The most notice she's received, besides the various donations, came amid some controversy several years ago over millions of dollars spent on European and Hawaiian travel for her and entourages of more than 30, including 26 personal staff members. The money came from the conservatorship into which her estate was placed in 1981.

But even knowledge that her estate exceeded $1 billion did not prepare the Chicago magazine for what was in the offing.

Message from a lawyer

Ewbank contacted Parisi last year, indicating that he had been instructed to devise a new estate plan for Lilly. Ewbank "suggested we obtain counsel, since the plan was so complicated," Parisi recalled. At that point, Parisi had no clear sense of the money involved, but he enlisted the services of estate specialist Richard Campbell.

As the Chicago attorney explained, there are essentially six different pots of funds created by what are known as charitable lead and remainder trusts. For example, out of three trusts, there will be one annual payment to the Modern Poetry Association, which oversees the magazine as its publisher, for as long as Lilly lives; a second annual payment over the next 15 years; and a third annual payment over the next 30 years.

With much of her wealth turning on Eli Lilly stock, which has had a topsy-turvy year (dropping from the mid-$80s to the mid-$40s, closing Friday at $61.30), one can make only broad estimates of values. Ewbank, citing his client's personal preference, did not engage in estimates, leaving them to the magazine.

But, by conservative assessments, the first payment, in January, will be about $10 million. And, over the course of the 30 years, a conservative estimate is $100 million, but it could well be closer to $150 million, Campbell said.

Ewbank would only say, "There are people who can snatch defeat from the jaw of victory. But assuming they have a good investment committee and controls, all they need be is prudent and conservative and this will provide them the base they need."

Such a sum would vault the association into the forefront of vaguely similar, arts-related non-profits. By comparison, the total assets of New York's John Simon Guggenheim Memorial Foundation are $219 million.

For sure, change will come swiftly once word breaks out about such good fortune. Old donors may well be reluctant to maintain their level of giving, while fledgling poets and others may inundate the magazine with requests for money.

With so much funding from one source, tax laws will require the Modern Poetry Association to become a private operating foundation rather than a so-called 501c3, its current tax-exempt status conferred to qualifying political and cultural institutions and interest groups. It is applying to change its name to the Poetry Foundation, but it will still be able to receive tax-deductible contributions.

High hopes for big bucks

Deborah Cummins, president of the association's board of trustees, said the group will seek to increase its various educational programs; devise seminars for teachers nationwide to teach poetry (aimed at middle and high school teachers); expand grants and fellowships; and increase the publication of books via its Poetry Press.

And, no surprise, it wants to use the money to buy its own, far larger and separate headquarters in Chicago.

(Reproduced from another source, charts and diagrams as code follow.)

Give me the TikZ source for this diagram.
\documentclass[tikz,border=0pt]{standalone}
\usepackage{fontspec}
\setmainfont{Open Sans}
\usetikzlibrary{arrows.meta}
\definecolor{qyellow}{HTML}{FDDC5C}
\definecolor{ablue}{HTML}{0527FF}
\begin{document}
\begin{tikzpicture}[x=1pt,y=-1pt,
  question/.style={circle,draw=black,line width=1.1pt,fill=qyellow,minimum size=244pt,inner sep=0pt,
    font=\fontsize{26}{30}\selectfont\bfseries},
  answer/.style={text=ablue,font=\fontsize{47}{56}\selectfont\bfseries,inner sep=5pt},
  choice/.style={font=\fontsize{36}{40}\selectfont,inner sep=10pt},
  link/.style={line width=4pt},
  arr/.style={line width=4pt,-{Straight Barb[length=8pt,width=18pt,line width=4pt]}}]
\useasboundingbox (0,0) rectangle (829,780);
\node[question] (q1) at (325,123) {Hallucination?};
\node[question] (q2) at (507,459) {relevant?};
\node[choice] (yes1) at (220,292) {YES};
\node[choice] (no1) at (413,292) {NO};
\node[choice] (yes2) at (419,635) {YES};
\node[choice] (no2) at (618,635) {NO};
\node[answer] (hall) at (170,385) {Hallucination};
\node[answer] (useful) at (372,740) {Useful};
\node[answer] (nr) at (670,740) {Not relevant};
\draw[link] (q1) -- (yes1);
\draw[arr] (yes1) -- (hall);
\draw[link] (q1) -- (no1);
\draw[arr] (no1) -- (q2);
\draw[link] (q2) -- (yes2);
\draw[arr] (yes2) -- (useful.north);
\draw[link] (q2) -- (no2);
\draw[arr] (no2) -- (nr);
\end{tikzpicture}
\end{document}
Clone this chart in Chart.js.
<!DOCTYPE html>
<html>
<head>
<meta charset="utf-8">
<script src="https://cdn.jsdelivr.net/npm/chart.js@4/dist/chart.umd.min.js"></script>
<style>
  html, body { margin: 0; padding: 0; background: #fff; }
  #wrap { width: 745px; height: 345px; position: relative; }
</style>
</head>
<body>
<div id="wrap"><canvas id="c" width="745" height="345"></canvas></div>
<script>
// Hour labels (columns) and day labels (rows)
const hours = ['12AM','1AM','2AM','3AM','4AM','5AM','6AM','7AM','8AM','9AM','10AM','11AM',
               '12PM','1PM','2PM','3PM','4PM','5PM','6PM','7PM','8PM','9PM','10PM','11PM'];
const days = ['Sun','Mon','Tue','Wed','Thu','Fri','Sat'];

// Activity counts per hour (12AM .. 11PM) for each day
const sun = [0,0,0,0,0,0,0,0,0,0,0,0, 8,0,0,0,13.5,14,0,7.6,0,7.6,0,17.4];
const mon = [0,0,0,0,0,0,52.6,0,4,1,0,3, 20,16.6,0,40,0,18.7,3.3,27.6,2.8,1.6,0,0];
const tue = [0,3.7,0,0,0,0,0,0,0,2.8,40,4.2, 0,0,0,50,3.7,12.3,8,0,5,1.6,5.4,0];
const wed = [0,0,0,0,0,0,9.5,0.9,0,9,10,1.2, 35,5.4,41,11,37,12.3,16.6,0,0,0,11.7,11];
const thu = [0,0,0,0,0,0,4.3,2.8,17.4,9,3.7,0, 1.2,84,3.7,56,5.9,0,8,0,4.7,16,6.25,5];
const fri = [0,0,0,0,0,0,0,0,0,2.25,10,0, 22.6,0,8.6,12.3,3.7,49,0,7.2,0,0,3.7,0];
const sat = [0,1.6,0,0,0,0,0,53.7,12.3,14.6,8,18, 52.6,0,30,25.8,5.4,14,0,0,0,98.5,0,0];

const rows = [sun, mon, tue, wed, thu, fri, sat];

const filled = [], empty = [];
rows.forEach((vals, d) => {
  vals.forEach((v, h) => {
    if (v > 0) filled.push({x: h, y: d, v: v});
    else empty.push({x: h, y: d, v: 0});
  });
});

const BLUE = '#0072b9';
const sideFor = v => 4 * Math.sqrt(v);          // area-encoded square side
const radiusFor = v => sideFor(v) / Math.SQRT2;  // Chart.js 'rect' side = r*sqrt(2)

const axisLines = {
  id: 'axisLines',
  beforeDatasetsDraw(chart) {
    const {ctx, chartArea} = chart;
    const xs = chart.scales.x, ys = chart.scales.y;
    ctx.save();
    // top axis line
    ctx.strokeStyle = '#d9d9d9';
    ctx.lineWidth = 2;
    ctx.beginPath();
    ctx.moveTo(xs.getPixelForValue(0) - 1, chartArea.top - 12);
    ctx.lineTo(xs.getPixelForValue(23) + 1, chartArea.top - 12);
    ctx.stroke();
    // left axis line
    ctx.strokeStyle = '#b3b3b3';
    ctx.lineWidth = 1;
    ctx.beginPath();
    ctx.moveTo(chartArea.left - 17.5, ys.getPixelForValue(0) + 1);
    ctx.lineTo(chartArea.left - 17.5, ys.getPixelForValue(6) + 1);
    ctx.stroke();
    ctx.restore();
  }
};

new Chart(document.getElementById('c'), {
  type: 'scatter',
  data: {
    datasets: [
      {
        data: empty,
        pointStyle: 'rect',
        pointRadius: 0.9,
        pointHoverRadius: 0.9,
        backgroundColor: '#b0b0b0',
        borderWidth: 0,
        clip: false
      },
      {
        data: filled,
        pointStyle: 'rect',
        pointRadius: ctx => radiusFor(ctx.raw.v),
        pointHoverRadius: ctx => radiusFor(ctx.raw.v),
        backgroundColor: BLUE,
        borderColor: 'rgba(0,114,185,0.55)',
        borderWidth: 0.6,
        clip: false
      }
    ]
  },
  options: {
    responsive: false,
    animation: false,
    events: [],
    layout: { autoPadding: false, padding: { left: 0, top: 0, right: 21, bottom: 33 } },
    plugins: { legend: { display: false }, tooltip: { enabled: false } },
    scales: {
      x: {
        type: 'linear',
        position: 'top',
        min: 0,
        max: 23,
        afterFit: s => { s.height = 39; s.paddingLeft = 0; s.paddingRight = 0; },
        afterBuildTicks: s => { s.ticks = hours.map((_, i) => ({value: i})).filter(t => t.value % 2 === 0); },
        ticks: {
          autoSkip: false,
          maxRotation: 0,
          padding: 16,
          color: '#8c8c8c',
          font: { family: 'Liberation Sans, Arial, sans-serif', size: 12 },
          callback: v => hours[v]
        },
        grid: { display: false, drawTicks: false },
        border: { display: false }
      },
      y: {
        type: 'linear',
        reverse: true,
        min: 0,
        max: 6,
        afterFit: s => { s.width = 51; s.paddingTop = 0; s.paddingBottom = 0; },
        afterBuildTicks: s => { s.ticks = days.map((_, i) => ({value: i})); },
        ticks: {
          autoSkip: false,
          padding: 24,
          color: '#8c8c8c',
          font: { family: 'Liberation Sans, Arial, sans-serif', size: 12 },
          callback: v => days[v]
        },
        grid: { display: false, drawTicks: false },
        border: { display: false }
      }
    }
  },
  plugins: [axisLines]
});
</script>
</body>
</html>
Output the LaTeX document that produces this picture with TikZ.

Along the way, it also hopes to find public space for thousands of books of poetry, which surpass those of most colleges and universities but are virtually all in storage.

"The magazine, as our crown jewel, will obviously remain. Perhaps we can pay our authors more [whether you're a Pulitzer Prize winner or unknown undergraduate, it pays $2 a line]. We aim to keep it the premier journal devoted to poetry in the country," she said.

As for long-term impact, Collins said, "The only thing I am sure of is that when the news breaks, it will draw a lot of good attention to the magazine and poetry itself.

"It reminds me of my father, a New York businessman, not being too impressed by my poetry writing. Then I got a $25,000 grant from the NEA (National Endowment for the Arts), and he started taking poetry seriously."